Books of Interest
Website: chetyarbrough.blog
THE SILENT PATIENT
Author: Alex Michaelides
Narration by: Jack Hawkins & 1 more

Alex Michaelides (Author, British-Cypriot writer, won the Goodreads Choice Award for “The Silent Patient”, studied psychotherapy, and worked at a mental health clinic.)
Michaelides wrote a clever mystery about a 33-year-old wife named Alicia Berenson who is accused, convicted, and committed to an asylum for shooting her husband in the face with his own rifle. Alicia becomes “The Silent Patient”. She is arrested by the police with blood on her clothes in a non-speaking catatonic state. A psychotherapist, Theo Faber, is hired by the asylum and becomes interested in Alicia’s silence. On the one hand, it reminds him of his troubled childhood and a reaction to his wife’s infidelity in his own life. On the other, there is an undisclosed reason for his interest in Berenson’s silence and her judicial’ commitment to an asylum. “The Silent Patient” implies infidelity is in the nature of all human beings but that it can lead to violence and, in extraordinary circumstances, murder.
Michaelides infers infidelity is an inherent quality of all human beings.

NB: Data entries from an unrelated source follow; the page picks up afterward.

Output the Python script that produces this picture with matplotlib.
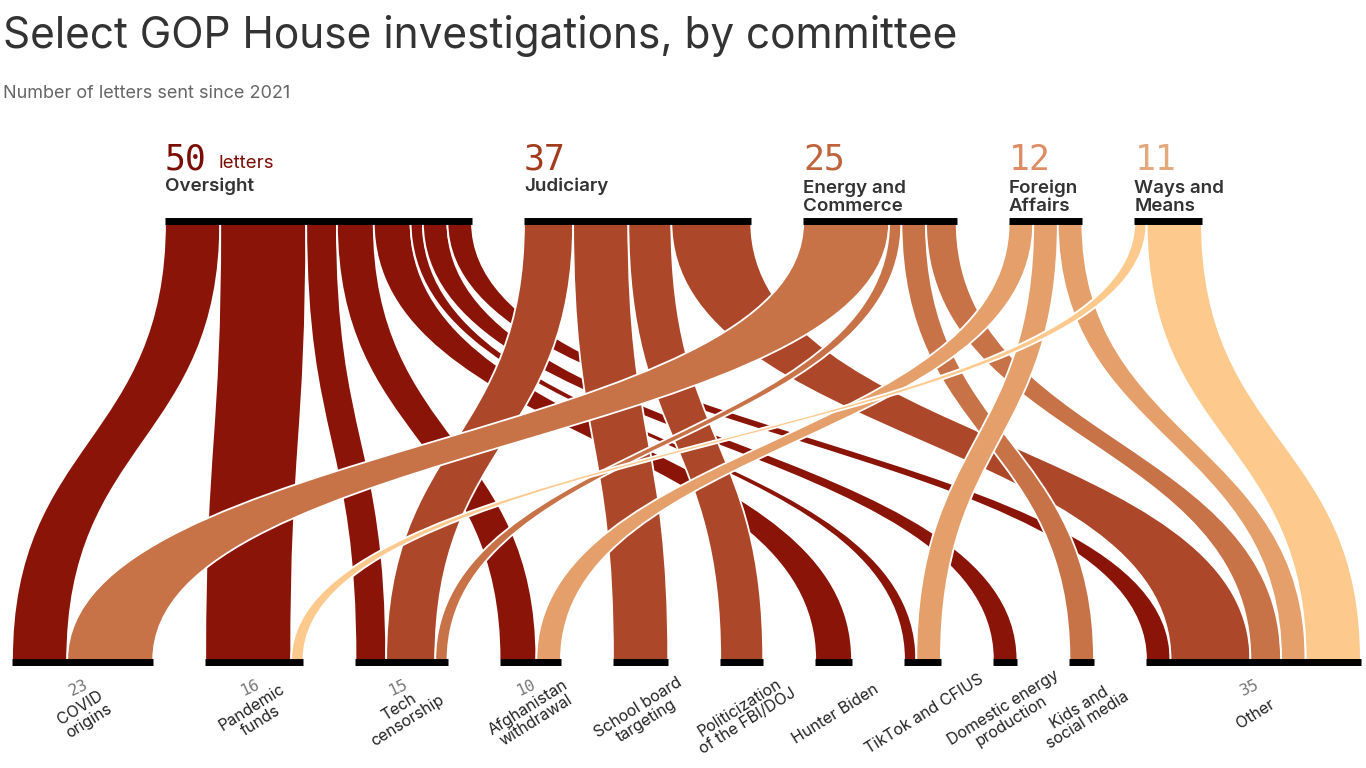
import matplotlib
matplotlib.use("Agg")
import matplotlib.pyplot as plt
from matplotlib.path import Path
from matplotlib.patches import PathPatch

plt.rcParams["font.family"] = ["Inter", "DejaVu Sans"]

# ---------- data ----------
committees = ["Oversight", "Judiciary", "Energy and\nCommerce", "Foreign\nAffairs", "Ways and\nMeans"]
committee_totals = [50, 37, 25, 12, 11]
committee_colors = ["#8b1409", "#ad4729", "#c87248", "#e49f6a", "#fdc98d"]
number_colors = ["#7a0d05", "#a33a1c", "#c0623a", "#dd8c63", "#e3a87c"]

topics = ["COVID\norigins", "Pandemic\nfunds", "Tech\ncensorship", "Afghanistan\nwithdrawal",
          "School board\ntargeting", "Politicization\nof the FBI/DOJ", "Hunter Biden",
          "TikTok and CFIUS", "Domestic energy\nproduction", "Kids and\nsocial media", "Other"]
topic_totals = [23, 16, 15, 10, 9, 7, 6, 6, 4, 4, 35]
topic_show_number = [True, True, True, True, False, False, False, False, False, False, True]

# flows: (committee index, topic index, letters)
flow_src = [0, 0, 0, 0, 0, 0, 0, 0,  1, 1, 1, 1,  2, 2, 2, 2,  3, 3, 3,  4, 4]
flow_dst = [0, 1, 2, 3, 6, 7, 8, 10, 2, 4, 5, 10, 0, 2, 9, 10, 3, 7, 10, 1, 10]
flow_val = [9, 14, 5, 6, 6, 2, 4, 4,  8, 9, 7, 13, 14, 2, 4, 5, 4, 4, 4,  2, 9]

# ---------- layout ----------
SCALE = 6.14
TOP_Y, BOT_Y = 222, 660
GAP = 52


def node_starts(totals, start):
    xs, x = [], start
    for t in totals:
        xs.append(x)
        x += t * SCALE + GAP
    return xs


top_x = node_starts(committee_totals, 165)
bot_x = node_starts(topic_totals, 12)

fig = plt.figure(figsize=(13.66, 7.68), dpi=100)
ax = fig.add_axes([0, 0, 1, 1])
ax.set_xlim(0, 1366)
ax.set_ylim(768, 0)
ax.axis("off")

idx = list(range(len(flow_val)))
top_order = sorted(idx, key=lambda i: (flow_src[i], flow_dst[i]))
bot_order = sorted(idx, key=lambda i: (flow_dst[i], flow_src[i]))

top_pos = {}
cursor = list(top_x)
for i in top_order:
    top_pos[i] = cursor[flow_src[i]]
    cursor[flow_src[i]] += flow_val[i] * SCALE
bot_pos = {}
cursor = list(bot_x)
for i in bot_order:
    bot_pos[i] = cursor[flow_dst[i]]
    cursor[flow_dst[i]] += flow_val[i] * SCALE

ym = (TOP_Y + BOT_Y) / 2
for i in idx:
    w = flow_val[i] * SCALE
    a, b = top_pos[i], bot_pos[i]
    verts = [(a, TOP_Y), (a, ym), (b, ym), (b, BOT_Y),
             (b + w, BOT_Y), (b + w, ym), (a + w, ym), (a + w, TOP_Y), (a, TOP_Y)]
    codes = [Path.MOVETO, Path.CURVE4, Path.CURVE4, Path.CURVE4,
             Path.LINETO, Path.CURVE4, Path.CURVE4, Path.CURVE4, Path.CLOSEPOLY]
    ax.add_patch(PathPatch(Path(verts, codes), facecolor=committee_colors[flow_src[i]],
                           edgecolor="white", linewidth=1.3, zorder=2))

# node bars
for x, t in zip(top_x, committee_totals):
    ax.plot([x, x + t * SCALE], [TOP_Y - 1, TOP_Y - 1], color="black", lw=5,
            solid_capstyle="butt", zorder=3)
for x, t in zip(bot_x, topic_totals):
    ax.plot([x, x + t * SCALE], [BOT_Y + 2, BOT_Y + 2], color="black", lw=5,
            solid_capstyle="butt", zorder=3)

# committee labels
for k, (name, tot) in enumerate(zip(committees, committee_totals)):
    x = top_x[k]
    nl = name.count("\n")
    ax.text(x, 170, str(tot), family="DejaVu Sans Mono", fontsize=25,
            color=number_colors[k], va="baseline", ha="left")
    if k == 0:
        ax.text(x + 53, 168, "letters", fontsize=13.5, color=number_colors[0], va="baseline")
    ax.text(x, 191 + 20 * nl, name, fontsize=13.5, fontweight="semibold", color="#333333",
            va="baseline", ha="left", linespacing=1.1)

# topic labels
for k, (name, tot) in enumerate(zip(topics, topic_totals)):
    cx = bot_x[k] + tot * SCALE / 2
    ax.text(cx + 2, 714, name, fontsize=11.5, color="#222222", rotation=32,
            ha="center", va="center", rotation_mode="anchor", multialignment="center",
            linespacing=1.05)
    if topic_show_number[k]:
        ax.text(cx - 4, 688, str(tot), family="DejaVu Sans Mono", fontsize=11.5,
                color="#777777", rotation=25, ha="center", va="center",
                rotation_mode="anchor")

ax.text(3, 48, "Select GOP House investigations, by committee", fontsize=30.5,
        color="#333333", va="baseline")
ax.text(3, 98, "Number of letters sent since 2021", fontsize=13, color="#666666",
        va="baseline")

fig.savefig("out.png", dpi=100)
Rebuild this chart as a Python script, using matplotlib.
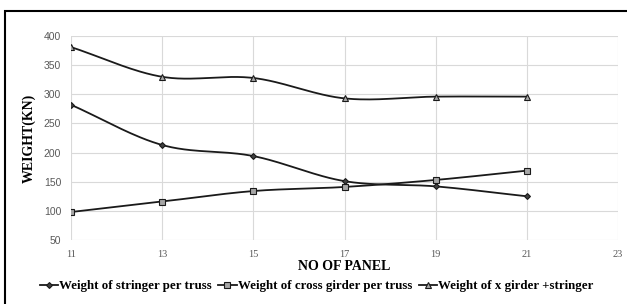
import numpy as np
import matplotlib
matplotlib.use("Agg")
import matplotlib.pyplot as plt
from matplotlib.patches import Rectangle

# data
panels = [11, 13, 15, 17, 19, 21]
stringer = [282, 213, 194, 151, 142, 125]
cross_girder = [98, 116, 134, 141, 153, 169]
x_girder_stringer = [381, 330, 328, 293, 296, 296]

x_ticks = [11, 13, 15, 17, 19, 21, 23]
y_ticks = [50, 100, 150, 200, 250, 300, 350, 400]


def smooth(x, y, n=30):
    # Catmull-Rom curve through the points, like Excel "smoothed line"
    x = np.asarray(x, float)
    y = np.asarray(y, float)
    px = np.concatenate([[2 * x[0] - x[1]], x, [2 * x[-1] - x[-2]]])
    py = np.concatenate([[2 * y[0] - y[1]], y, [2 * y[-1] - y[-2]]])
    xs, ys = [], []
    t = np.linspace(0, 1, n)
    for i in range(1, len(px) - 2):
        for p, out in ((px, xs), (py, ys)):
            p0, p1, p2, p3 = p[i - 1], p[i], p[i + 1], p[i + 2]
            out.extend(0.5 * (2 * p1 + (-p0 + p2) * t
                              + (2 * p0 - 5 * p1 + 4 * p2 - p3) * t ** 2
                              + (-p0 + 3 * p1 - 3 * p2 + p3) * t ** 3))
    return xs, ys


fig = plt.figure(figsize=(6.27, 3.04), dpi=100)
ax = fig.add_axes([71 / 627, 64 / 304, 547 / 627, 204 / 304])

line_col = "#1a1a1a"
series = [
    (stringer, "Weight of stringer per truss",
     dict(marker="D", markersize=3, markerfacecolor="#404040", markeredgecolor=line_col)),
    (cross_girder, "Weight of cross girder per truss",
     dict(marker="s", markersize=5, markerfacecolor="#a6a6a6", markeredgecolor=line_col)),
    (x_girder_stringer, "Weight of x girder +stringer",
     dict(marker="^", markersize=4.5, markerfacecolor="#a6a6a6", markeredgecolor=line_col)),
]

handles = []
for vals, label, mk in series:
    sx, sy = smooth(panels, vals)
    ax.plot(sx, sy, color=line_col, lw=1.3, zorder=3)
    ax.plot(panels, vals, ls="none", zorder=4, markeredgewidth=0.8, **mk)
    h, = ax.plot([], [], color=line_col, lw=1.3, markeredgewidth=0.8, label=label, **mk)
    handles.append(h)

ax.set_xlim(11, 23)
ax.set_ylim(50, 400)
ax.set_xticks(x_ticks)
ax.set_yticks(y_ticks)
ax.grid(True, color="#d9d9d9", lw=0.8)
ax.set_axisbelow(True)
for s in ax.spines.values():
    s.set_visible(False)
ax.tick_params(length=0, pad=7, colors="#595959")
for lab in ax.get_xticklabels():
    lab.set_fontfamily("Liberation Serif")
    lab.set_fontsize(7.5)
for lab in ax.get_yticklabels():
    lab.set_fontfamily("Liberation Sans")
    lab.set_fontsize(7.5)

ax.set_xlabel("NO OF PANEL", fontfamily="Liberation Serif", fontweight="bold",
              fontsize=10, labelpad=1)
ax.set_ylabel("WEIGHT(KN)", fontfamily="Liberation Serif", fontweight="bold",
              fontsize=10, labelpad=6)

fig.legend(handles=handles, loc="center", bbox_to_anchor=(0.505, 18 / 304), ncol=3,
           frameon=False, handlelength=1.4, columnspacing=0.5, handletextpad=0.1,
           prop={"family": "Liberation Serif", "weight": "bold", "size": 9.3})

# outer chart frame
fig.patches.append(Rectangle((5 / 627, -0.05), 1.0, 1.05 - 11 / 304, transform=fig.transFigure,
                             fill=False, edgecolor="#000000", lw=1.5))

fig.savefig("out.png", dpi=100)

Maybe infidelity is because of human nature’s intent to preserve itself but the consequences of, when experienced personally, can lead to mayhem. The primary characters of “The Silent Patient” are Alicia Berenson, a 33-year-old painter accused of murdering her husband–Theo Faber, a psychotherapist who tells the story of Alicia’s life–and Alicia’s husband who appears to love his wife but chooses to have a passionate extramarital affair. In the course of Theo’s story, he writes about infidelity of his own wife and his response to her betrayal.

Who shot Alicia’s husband?
The principle mysteries are revealed at the end of Michaelides’ book. Who murdered Alicia’s husband and how infidelity affects humanity are primary subjects of “The Silent Patient”. The cleverness of the story is in its twists and turns and the truth it reveals about human nature. We grow up to be adults from parents who create us while instilling all the contradictions of life that no child, who becomes an adult, escapes. Every human being and all societies are flawed. Societies and individuals pass on both the good and bad qualities of life to their children.
Coming to grips with infidelity is different for every child grown to adulthood.

A younger person who falls in love with another sometimes searches for someone to live with through the experiences of their future lives. Those who choose to be together bring their own life experiences to the relationship that may or may not be the same. It seems those life experiences that are similar are likely to preserve a relationship while those that are different cause conflicts. Michaelides shows how those conflicts, as well as the nature of human beings, can lead to destructive human behavior.
“The Silent Patient” deserves its popularity. The ending is a surprise and offers a credible picture of how extreme human behavior comes from both nature and nurture.